Some anti-sceptical arguments seem to be driven by the intuition that we must have knowledge, therefore the sceptical scenario must be mistaken. I don't think this intuition has much weight: if the Demon is out there, I can't have knowledge - not in the Cartesian sense, because this demands that knowledge is unassailable.

There may be unassailable knowledge, but my feeling is that even if we could figure out what this is, there would still be serious inadequacies in the Cartesian understanding of knowledge. The problem is Cartesians make knowing such a hard thing to do that we have to conclude that knowing is almost impossible.

Knowledge must be possible - in fact, it must be easily obtainable - because we use the words "know" and "knowledge" perfectly successfully all the time. So I think any theory of knowledge that says there is no such thing as knowledge - that in the majority of cases when we say "we know" we are are in fact mistaken - can't really have the knowledge thing nailed down.

I take it that the knowledge problem is actually more subtle (and therefore interesting, ahem) than the modern anglophone treatment might lead me to believe. There is knowledge - what is mysterious is what it is to be a "knowing being". It has something to do with power and intellectual integrity, and this is what I want to talk about.
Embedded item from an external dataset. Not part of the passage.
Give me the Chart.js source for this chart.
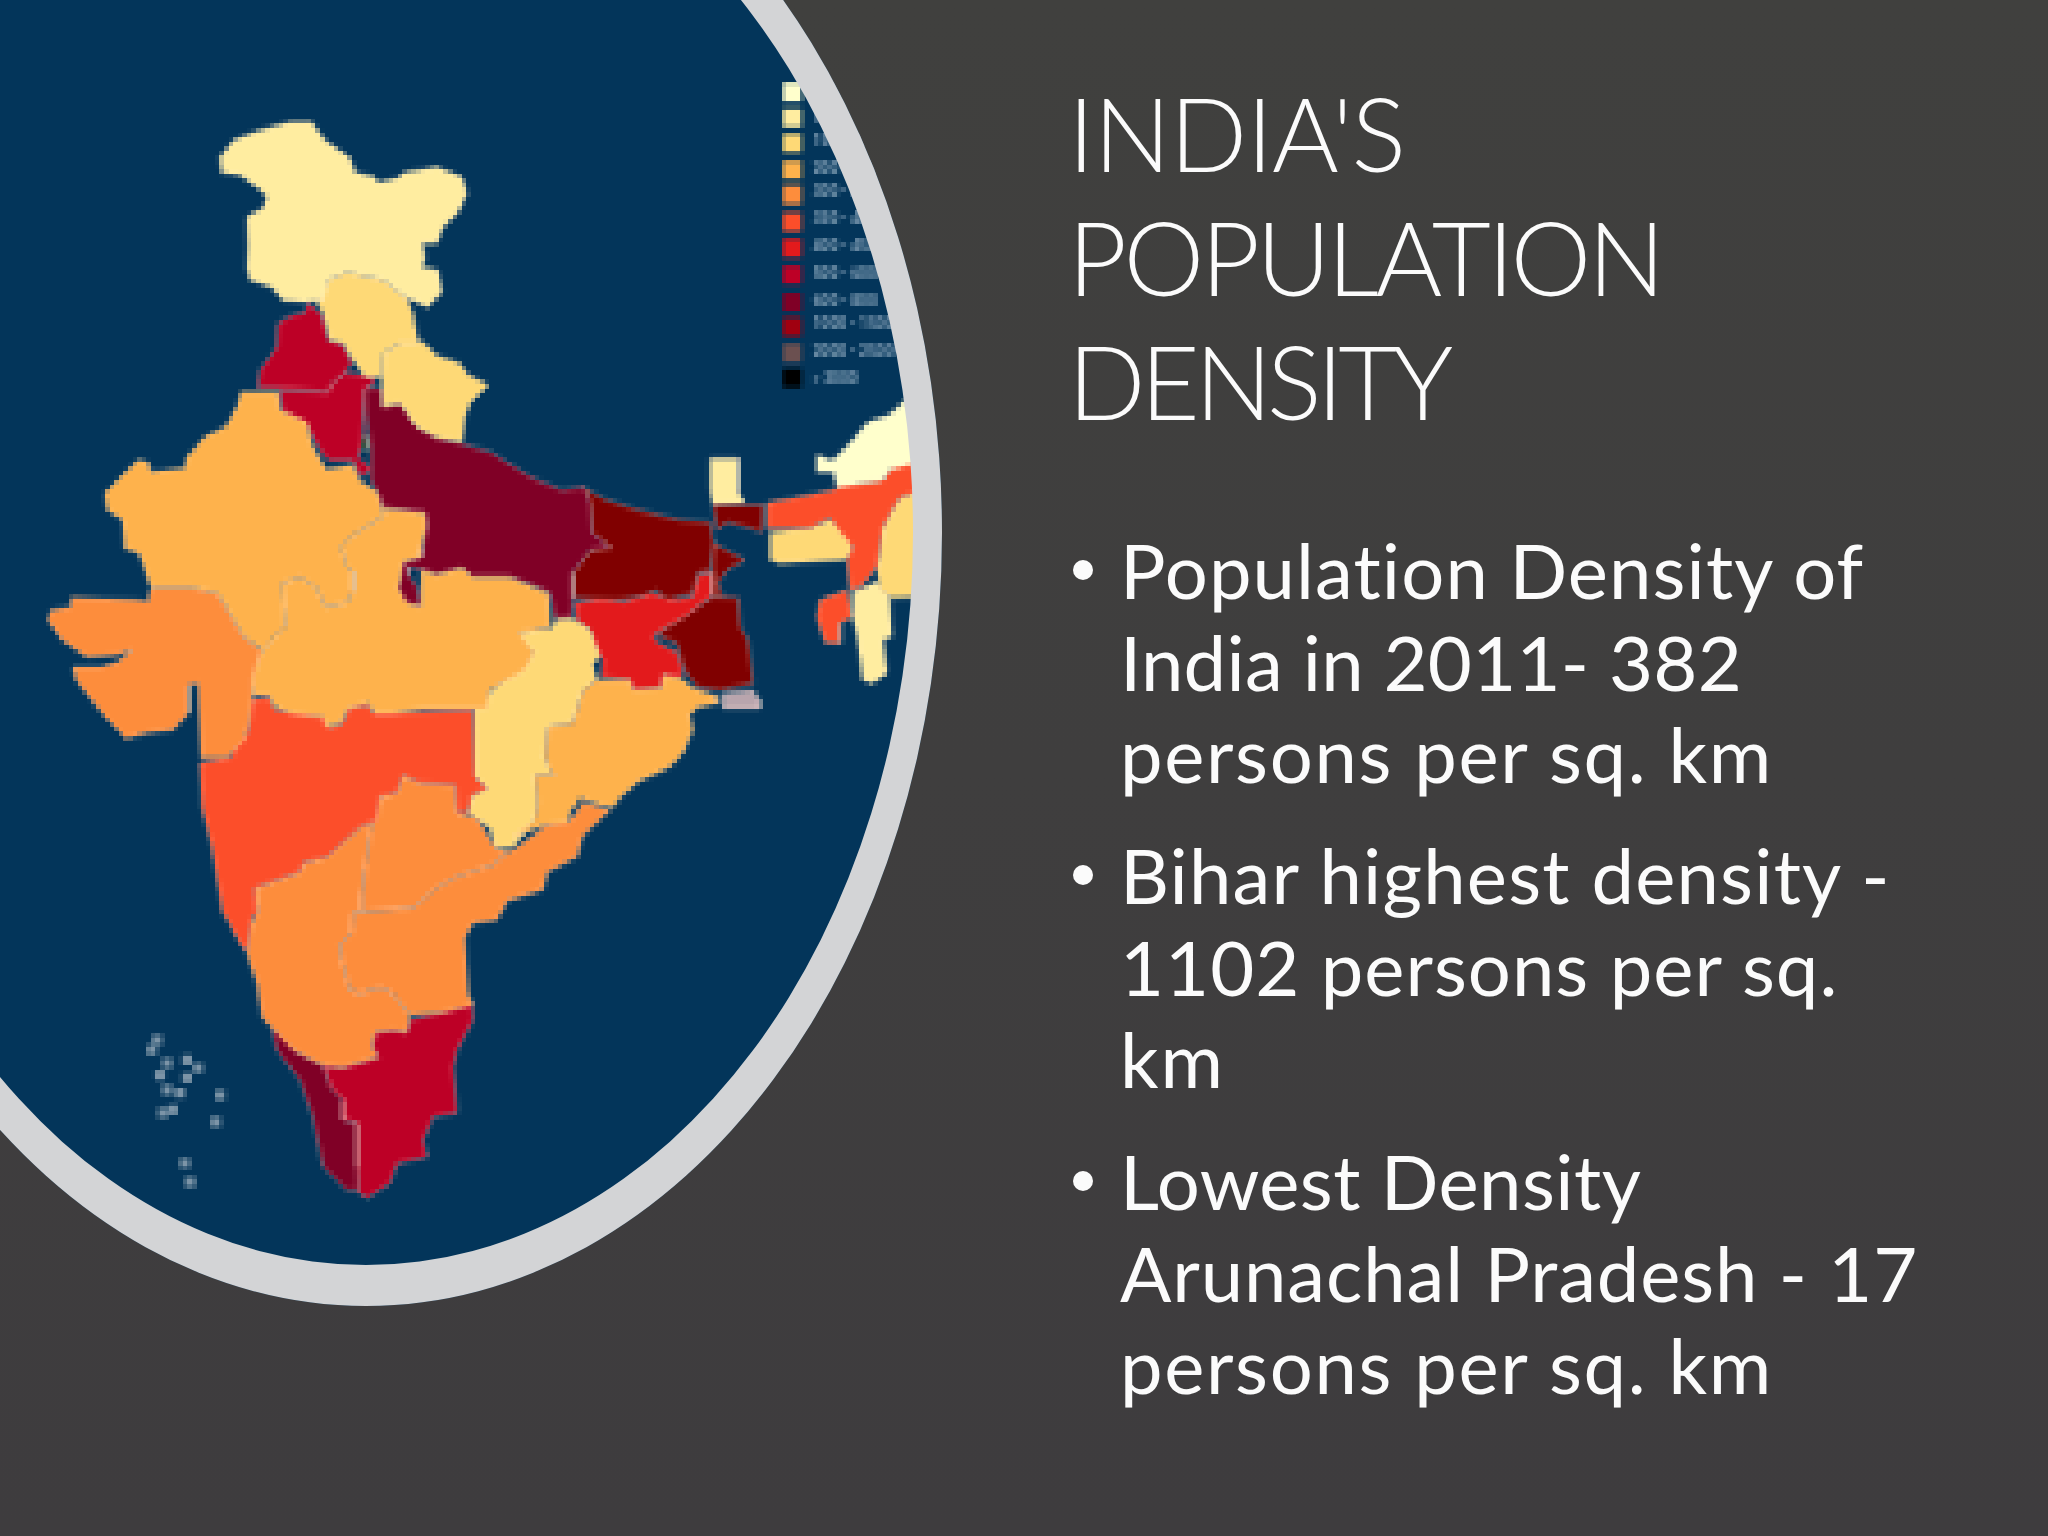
<!DOCTYPE html>
<html>
<head>
<meta charset="utf-8">
<title>India's Population Density</title>
<script src="https://cdn.jsdelivr.net/npm/chart.js@4/dist/chart.umd.min.js"></script>
<style>
  html, body { margin:0; padding:0; width:2048px; height:1536px; overflow:hidden; }
  body { position:relative; background:linear-gradient(#40403e, #3e3c3e); color:#fbfbfb; font-family:Lato, sans-serif; font-variant-ligatures:none; }
  #oval-fill, #oval-ring { position:absolute; left:-210px; top:-240px; width:1152px; height:1546px; box-sizing:border-box; border-radius:50%; }
  #oval-fill { background:#03355a; }
  #oval-ring { border-style:solid; border-color:#d3d4d6; border-width:41px 29px; pointer-events:none; }
  #map-wrap { position:absolute; left:0; top:0; width:2048px; height:1536px; clip-path:ellipse(576px 773px at 366px 533px); }
  #map { image-rendering:pixelated; filter:blur(0.7px); }
  #title { position:absolute; left:1068px; top:71px; font-size:102px; line-height:124px; font-weight:300; white-space:nowrap; }
  .bullet { position:absolute; left:1120px; font-size:76px; line-height:92px; letter-spacing:1.2px; white-space:nowrap; }
  .bullet::before { content:''; position:absolute; left:-47px; top:36px; width:20px; height:20px; border-radius:50%; background:#fbfbfb; }
</style>
</head>
<body>
<div id="oval-fill"></div>
<div id="map-wrap"><canvas id="map"></canvas></div>
<div id="oval-ring"></div>
<div id="title"><span style="letter-spacing:-0.9px">INDIA'S</span><br><span style="letter-spacing:-3.4px">POPULATION</span><br><span style="letter-spacing:-4.9px">DENSITY</span></div>
<div class="bullet" style="top:524px"><span style="letter-spacing:1.1px">Population Density of</span><br><span style="letter-spacing:.25px">India in 2011- 382</span><br><span style="letter-spacing:1.65px">persons per sq. km</span></div>
<div class="bullet" style="top:829px">Bihar highest density -<br><span style="letter-spacing:1px">1102 persons per sq.</span><br><span style="letter-spacing:2px">km</span></div>
<div class="bullet" style="top:1135px"><span style="letter-spacing:.45px">Lowest Density</span><br><span style="letter-spacing:.9px">Arunachal Pradesh - 17</span><br><span style="letter-spacing:1.65px">persons per sq. km</span></div>

<script>
// State outlines (x, y on the slide's own grid)
const rajasthan = [[241,392],[278,392],[280,410],[307,422],[312,445],[326,470],[353,465],[359,480],[378,493],[382,508],[384,515],[353,535],[341,547],[346,565],[353,572],[353,590],[348,602],[325,607],[317,587],[300,577],[282,583],[285,627],[273,638],[264,650],[244,637],[228,610],[218,593],[191,587],[151,587],[144,567],[139,553],[125,548],[123,520],[107,510],[105,493],[126,472],[137,460],[148,462],[151,472],[185,468],[187,457],[205,437],[225,427],[237,407]];
const madhyaPradesh = [[382,508],[425,513],[426,527],[421,547],[421,557],[403,562],[401,577],[398,587],[407,603],[421,607],[421,570],[437,575],[462,568],[473,577],[509,577],[548,593],[550,627],[519,633],[534,652],[525,670],[489,690],[487,708],[423,708],[394,713],[375,713],[368,703],[348,708],[341,723],[326,727],[323,717],[291,713],[273,705],[269,695],[253,695],[253,677],[262,650],[273,638],[285,627],[282,583],[300,577],[317,587],[325,607],[348,602],[353,590],[353,572],[346,565],[341,547],[353,535],[384,515]];
const gujarat = [[151,587],[191,587],[218,593],[228,610],[244,637],[262,650],[259,673],[253,695],[250,720],[244,740],[226,758],[201,758],[198,683],[189,685],[189,713],[173,730],[148,733],[126,738],[105,717],[76,680],[73,667],[101,667],[118,662],[132,650],[116,655],[87,657],[62,640],[48,620],[51,610],[71,607],[71,598],[137,600],[148,602]];
const maharashtra = [[200,763],[232,757],[235,743],[248,733],[250,700],[268,697],[275,710],[293,712],[323,715],[330,728],[343,723],[350,705],[370,705],[373,713],[473,710],[475,777],[487,788],[472,795],[468,813],[457,813],[455,785],[420,783],[403,775],[397,793],[380,797],[377,820],[360,827],[327,857],[303,863],[300,872],[255,888],[257,913],[252,918],[248,948],[243,948],[226,918],[223,913],[212,847],[202,807]];
const telangana = [[372,823],[380,797],[397,793],[403,775],[420,783],[455,785],[457,813],[477,818],[495,848],[508,853],[493,865],[457,877],[437,888],[413,908],[362,912],[362,893],[367,857]];
const andhraPradesh = [[513,850],[547,825],[570,822],[583,802],[610,810],[582,837],[577,857],[547,872],[543,890],[508,900],[497,920],[473,923],[465,937],[468,993],[473,1005],[443,1012],[410,1015],[393,993],[380,987],[360,993],[350,990],[343,963],[340,945],[352,933],[353,913],[413,908],[437,888],[457,877],[493,865],[508,853]];
const karnataka = [[255,888],[300,872],[303,863],[327,857],[360,827],[372,823],[367,857],[362,893],[362,912],[353,913],[352,933],[340,945],[343,963],[350,990],[360,993],[380,987],[393,993],[410,1015],[407,1032],[393,1030],[375,1032],[372,1047],[378,1057],[343,1067],[323,1065],[293,1050],[273,1028],[262,1018],[257,983],[247,953],[250,927],[257,913]];
const kerala = [[272,1030],[287,1037],[293,1050],[323,1065],[330,1087],[343,1100],[343,1120],[357,1123],[357,1167],[358,1190],[347,1190],[323,1167],[313,1117],[300,1080],[277,1050]];
const tamilNadu = [[323,1065],[343,1067],[378,1057],[372,1047],[375,1032],[393,1030],[407,1032],[410,1020],[440,1013],[472,1003],[473,1020],[457,1050],[453,1067],[457,1113],[433,1117],[423,1140],[427,1157],[397,1163],[390,1183],[367,1198],[358,1192],[357,1167],[357,1123],[343,1120],[343,1100],[330,1087]];
const odisha = [[597,680],[630,680],[633,690],[662,688],[663,675],[680,678],[693,688],[718,697],[718,703],[697,707],[690,715],[693,730],[683,753],[670,767],[653,775],[640,780],[620,798],[613,807],[600,805],[580,798],[570,813],[567,827],[545,825],[513,837],[535,820],[538,803],[535,775],[555,775],[550,770],[545,757],[548,727],[573,723],[583,690]];
const chhattisgarh = [[557,618],[572,618],[590,630],[600,655],[593,665],[597,680],[583,690],[573,723],[548,727],[545,757],[550,770],[555,775],[535,775],[538,803],[535,820],[513,847],[495,848],[490,828],[468,813],[472,795],[487,788],[475,777],[475,710],[492,690],[523,663],[533,652],[515,640],[520,632],[552,628]];
const jammuKashmir = [[220,158],[233,140],[260,130],[290,122],[312,122],[325,140],[350,158],[355,172],[375,177],[378,183],[397,178],[405,172],[437,167],[462,177],[467,193],[458,213],[443,227],[437,243],[422,243],[425,257],[422,267],[438,270],[442,293],[427,307],[413,300],[407,298],[383,280],[347,272],[328,280],[323,300],[303,302],[283,300],[273,288],[250,280],[247,267],[248,247],[247,217],[263,208],[267,197],[257,187],[240,175],[222,173]];
const himachal = [[328,280],[347,272],[383,280],[400,293],[407,298],[413,313],[418,343],[400,343],[383,353],[382,377],[365,377],[353,360],[343,343],[330,340],[323,313],[317,302]];
const uttarakhand = [[383,353],[400,343],[422,342],[437,355],[460,363],[468,375],[488,385],[470,403],[465,417],[462,442],[437,438],[417,427],[400,403],[383,407],[382,377]];
const uttarPradesh = [[365,388],[382,388],[383,407],[400,403],[417,427],[437,438],[459,443],[491,452],[530,477],[562,490],[584,487],[590,503],[592,533],[610,547],[590,550],[573,573],[573,598],[572,617],[555,618],[550,593],[533,585],[509,577],[473,577],[462,568],[437,575],[423,570],[409,567],[409,575],[417,587],[421,607],[401,603],[398,587],[403,562],[421,557],[426,527],[425,513],[382,508],[378,493],[371,480],[371,447],[366,413]];
const punjab = [[308,303],[322,315],[328,340],[343,345],[352,362],[345,373],[330,385],[328,392],[290,388],[258,387],[260,370],[277,347],[278,323],[293,315],[305,313]];
const haryana = [[345,373],[375,377],[373,385],[365,388],[362,443],[358,457],[372,470],[360,477],[353,460],[330,460],[323,455],[308,427],[295,418],[283,413],[280,390],[328,392],[330,385]];
const delhi = [[359,437],[369,437],[369,449],[359,449]];
const bihar = [[583,488],[607,500],[637,510],[680,520],[710,522],[713,543],[710,570],[698,573],[693,593],[667,600],[657,590],[640,597],[617,600],[573,598],[573,573],[590,550],[610,547],[592,533],[590,503]];
const jharkhand = [[575,603],[603,598],[623,602],[650,593],[677,600],[693,597],[698,575],[712,573],[712,595],[687,615],[653,635],[657,642],[677,652],[683,673],[680,678],[663,675],[662,688],[633,690],[630,680],[602,677],[603,660],[595,647],[590,630],[577,620]];
const bengalSouth = [[657,635],[673,623],[703,603],[713,597],[738,598],[740,627],[748,640],[753,683],[720,690],[697,687],[683,667],[677,643]];
const bengalMiddle = [[713,543],[745,560],[727,570],[718,583],[723,597],[713,597],[713,570]];
const bengalNorth = [[713,505],[763,505],[762,532],[750,528],[727,522],[717,530]];
const sundarbans = [[723,694],[753,690],[760,700],[760,708],[723,708]];
const sikkim = [[710,458],[738,458],[738,493],[745,503],[713,505],[710,490]];
const arunachal = [[817,455],[832,460],[850,443],[868,422],[890,415],[905,400],[925,400],[925,460],[890,470],[883,480],[837,487],[833,472],[817,472]];
const assam = [[767,503],[793,498],[833,490],[840,485],[883,480],[890,470],[908,455],[925,455],[925,490],[900,497],[883,527],[877,567],[860,587],[850,590],[847,560],[853,547],[837,528],[830,518],[810,528],[790,528],[767,528]];
const meghalaya = [[770,532],[810,528],[830,520],[850,533],[853,553],[843,560],[780,563],[770,560]];
const nagaland = [[925,490],[900,497],[883,527],[877,570],[880,590],[893,598],[925,597]];
const mizoram = [[853,592],[877,582],[890,597],[892,637],[883,640],[887,673],[872,683],[863,680],[858,640],[853,617]];
const tripura = [[820,600],[847,590],[852,617],[840,623],[840,643],[825,642],[817,617]];
const lakshadweep = [[157,1040],[152,1050],[167,1063],[187,1060],[198,1068],[160,1075],[167,1090],[187,1078],[180,1093],[173,1110],[163,1113],[220,1095],[216,1122],[185,1163],[190,1182]];

// Legend
const legendColors = ['#ffffcc','#ffeda0','#fed976','#feb24c','#fd8d3c','#fc4e2a','#e31a1c','#bd0026','#800026','#a00010','#6b5050','#000000'];
const legendLabels = ['< 100','100 - 150','150 - 200','200 - 300','300 - 350','350 - 400','400 - 450','500 - 600','600 - 800','1000 - 1500','2000 - 2500','> 3000'];
const legendY = [92,118,143,170,195,222,248,275,302,327,353,378];
const legendX = 792;

const pts = arr => arr.map(p => ({ x:p[0], y:p[1] }));
const shape = (arr, color) => ({
  data: pts(arr.concat([arr[0]])), showLine:true, fill:'shape', backgroundColor:color,
  borderColor:'rgba(255,236,220,0.32)', borderWidth:3, pointRadius:0, tension:0, clip:false,
});

// Later entries paint over earlier ones
const datasets = [
  shape(jammuKashmir, '#ffeda0'), shape(himachal, '#fed976'), shape(uttarakhand, '#fed976'),
  shape(rajasthan, '#feb24c'), shape(madhyaPradesh, '#feb24c'), shape(gujarat, '#fd8d3c'),
  shape(uttarPradesh, '#800026'), shape(punjab, '#bd0026'), shape(haryana, '#bd0026'), shape(delhi, '#0c3a2a'),
  shape(maharashtra, '#fc4e2a'), shape(andhraPradesh, '#fd8d3c'), shape(telangana, '#fd8d3c'),
  shape(karnataka, '#fd8d3c'), shape(kerala, '#800026'), shape(tamilNadu, '#bd0026'),
  shape(odisha, '#feb24c'), shape(chhattisgarh, '#fed976'),
  shape(bihar, '#800000'), shape(jharkhand, '#e31a1c'), shape(bengalSouth, '#800000'),
  shape(bengalMiddle, '#800000'), shape(bengalNorth, '#800000'), shape(sundarbans, '#b9a5ad'),
  shape(sikkim, '#ffeda0'), shape(arunachal, '#ffffcc'), shape(assam, '#fc4e2a'),
  shape(meghalaya, '#fed976'), shape(nagaland, '#fed976'), shape(mizoram, '#ffeda0'), shape(tripura, '#fc4e2a'),
  { data:pts(lakshadweep), showLine:false, pointStyle:'rect', pointRadius:7,
    backgroundColor:'rgba(176,190,200,0.7)', borderWidth:0, clip:false },
  { data:legendY.map(y => ({ x:legendX, y })), showLine:false, pointStyle:'rect', pointRadius:13,
    backgroundColor:legendColors, borderWidth:0, clip:false },
];

// Legend captions sit beside the swatches, on the same scales
const legendText = {
  id:'legendText',
  afterDatasetsDraw(chart) {
    const { ctx, scales:{ x, y } } = chart;
    ctx.save();
    ctx.fillStyle = '#84a0b6';
    ctx.font = '700 15px Roboto, sans-serif';
    ctx.textBaseline = 'middle';
    legendLabels.forEach((label, i) => ctx.fillText(label, x.getPixelForValue(812), y.getPixelForValue(legendY[i])));
    ctx.restore();
  },
};

new Chart(document.getElementById('map').getContext('2d'), {
  type:'scatter',
  data:{ datasets },
  plugins:[legendText],
  options:{
    responsive:true, maintainAspectRatio:false, animation:false,
    devicePixelRatio:0.21875, // the map is a low-res raster blown up on the slide
    layout:{ padding:0, autoPadding:false },
    events:[],
    plugins:{ legend:{ display:false }, tooltip:{ enabled:false }, title:{ display:false } },
    scales:{
      x:{ type:'linear', display:false, min:0, max:2048 },
      y:{ type:'linear', display:false, min:0, max:1536, reverse:true },
    },
  },
});
</script>
</body>
</html>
By-the-by, I've heard that Foucault runs a very good discussion in The Order of Things about how the modern debate about scepticism is misconceived and doomed to failure. I've not got around to reading this yet, but it has something to do with Descartes and modern philosophers having different understandings of the self but not realising it so their arguments talk past each other. What we need to do in order to understand knowledge is somehow unite these two conceptions of the self, rather than give one priority over the other.

Gutting's article about Foucault in the Stanford Encyclopedia of Philosophy is pretty good - he knows what he's talking about (not so much on power/knowledge, but on the more classical philosophical problems he's dead good).